Question

question_answer
A polygon has 54 diagonals. The number of sides in the polygon is :
A)
7
B)
9
C)
12
D)
11
E)
None of these

Answer

**step1** Understanding the Problem

The problem asks us to find the number of sides of a polygon given that it has a total of 54 diagonals. We are provided with a list of possible numbers of sides to choose from.

**step2** Understanding What a Diagonal Is

A diagonal is a straight line segment that connects two corners (also called vertices) of a polygon that are not already connected by a side of the polygon. For instance, in a square, the lines that go from one corner to the opposite corner are diagonals.

**step3** Method for Counting Diagonals

To figure out how many diagonals a polygon has, we can use a systematic way of counting. Let's say a polygon has a certain number of sides, which is also the number of its corners. We can call this number 'n'.
1. **From one corner:** Imagine picking one corner of the polygon. From this corner, you can draw a line to every other corner. If there are 'n' corners in total, there are 'n-1' other corners you could draw a line to.
2. **Excluding sides:** Two of these 'n-1' lines are actually the sides of the polygon that are connected to the corner we chose. These are not diagonals. So, if we remove these two sides, we are left with 'n - 1 - 2 = n - 3' actual diagonals that can be drawn from that single corner.
3. **Counting all corners:** Since there are 'n' corners in the polygon, and each corner allows us to draw 'n-3' diagonals, we might think the total number of diagonals is 'n multiplied by (n-3)'.
4. **Avoiding double counting:** However, when we draw a diagonal from corner A to corner B, we count it. Later, when we move to corner B and draw a diagonal to corner A, we are counting the very same diagonal again. This means every diagonal is counted twice using this method.
5. **Final count:** To get the true number of unique diagonals, we must take the result from step 3 and divide it by 2.
So, the number of diagonals is calculated as: (Number of Sides multiplied by (Number of Sides minus 3)) divided by 2.

**step4** Testing Option A: A polygon with 7 sides

Let's check if a polygon with 7 sides has 54 diagonals using our method:
Number of diagonals = (7 multiplied by (7 minus 3)) divided by 2
Number of diagonals = (7 multiplied by 4) divided by 2
Number of diagonals = 28 divided by 2
Number of diagonals = 14
Since 14 is not 54, a polygon with 7 sides is not the answer.

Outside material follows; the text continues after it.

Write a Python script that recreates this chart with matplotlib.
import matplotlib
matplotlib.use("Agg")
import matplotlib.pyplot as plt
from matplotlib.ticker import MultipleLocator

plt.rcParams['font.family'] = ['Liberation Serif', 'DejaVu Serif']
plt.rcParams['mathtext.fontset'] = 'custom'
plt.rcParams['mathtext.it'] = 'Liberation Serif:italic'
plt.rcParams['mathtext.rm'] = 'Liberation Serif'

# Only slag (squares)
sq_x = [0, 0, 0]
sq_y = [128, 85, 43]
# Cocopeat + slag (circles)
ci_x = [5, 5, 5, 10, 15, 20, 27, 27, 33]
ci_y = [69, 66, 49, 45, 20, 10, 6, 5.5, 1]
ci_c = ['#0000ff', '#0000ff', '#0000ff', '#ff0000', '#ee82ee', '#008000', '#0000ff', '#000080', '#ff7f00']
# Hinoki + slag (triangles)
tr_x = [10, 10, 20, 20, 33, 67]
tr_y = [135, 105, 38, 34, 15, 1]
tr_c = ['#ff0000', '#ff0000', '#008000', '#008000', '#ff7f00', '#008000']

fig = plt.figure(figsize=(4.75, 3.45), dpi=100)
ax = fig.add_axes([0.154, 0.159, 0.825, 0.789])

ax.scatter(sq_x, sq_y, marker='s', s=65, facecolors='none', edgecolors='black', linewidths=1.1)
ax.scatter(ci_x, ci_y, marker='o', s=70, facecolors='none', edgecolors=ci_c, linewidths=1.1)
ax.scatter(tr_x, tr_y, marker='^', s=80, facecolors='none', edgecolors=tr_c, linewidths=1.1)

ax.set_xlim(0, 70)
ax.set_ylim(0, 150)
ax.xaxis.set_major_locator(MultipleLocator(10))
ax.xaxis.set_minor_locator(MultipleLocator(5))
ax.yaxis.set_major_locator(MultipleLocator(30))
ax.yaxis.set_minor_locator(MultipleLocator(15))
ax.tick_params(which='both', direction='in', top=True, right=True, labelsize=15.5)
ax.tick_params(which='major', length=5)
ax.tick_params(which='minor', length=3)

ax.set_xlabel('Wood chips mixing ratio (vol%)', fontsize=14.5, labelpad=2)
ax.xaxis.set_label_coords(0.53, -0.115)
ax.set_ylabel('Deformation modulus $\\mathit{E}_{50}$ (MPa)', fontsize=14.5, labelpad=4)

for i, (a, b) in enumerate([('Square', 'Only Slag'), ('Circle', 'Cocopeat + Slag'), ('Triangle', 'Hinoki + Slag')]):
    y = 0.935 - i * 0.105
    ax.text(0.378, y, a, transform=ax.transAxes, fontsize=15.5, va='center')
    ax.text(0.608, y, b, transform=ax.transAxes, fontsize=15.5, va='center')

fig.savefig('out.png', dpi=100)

**step5** Testing Option B: A polygon with 9 sides

Now, let's check if a polygon with 9 sides has 54 diagonals:
Number of diagonals = (9 multiplied by (9 minus 3)) divided by 2
Number of diagonals = (9 multiplied by 6) divided by 2
Number of diagonals = 54 divided by 2
Number of diagonals = 27
Since 27 is not 54, a polygon with 9 sides is not the answer.

**step6** Testing Option C: A polygon with 12 sides

Finally, let's check if a polygon with 12 sides has 54 diagonals:
Number of diagonals = (12 multiplied by (12 minus 3)) divided by 2
Number of diagonals = (12 multiplied by 9) divided by 2
Number of diagonals = 108 divided by 2
Number of diagonals = 54
Since 54 matches the given number of diagonals in the problem, a polygon with 12 sides is the correct answer.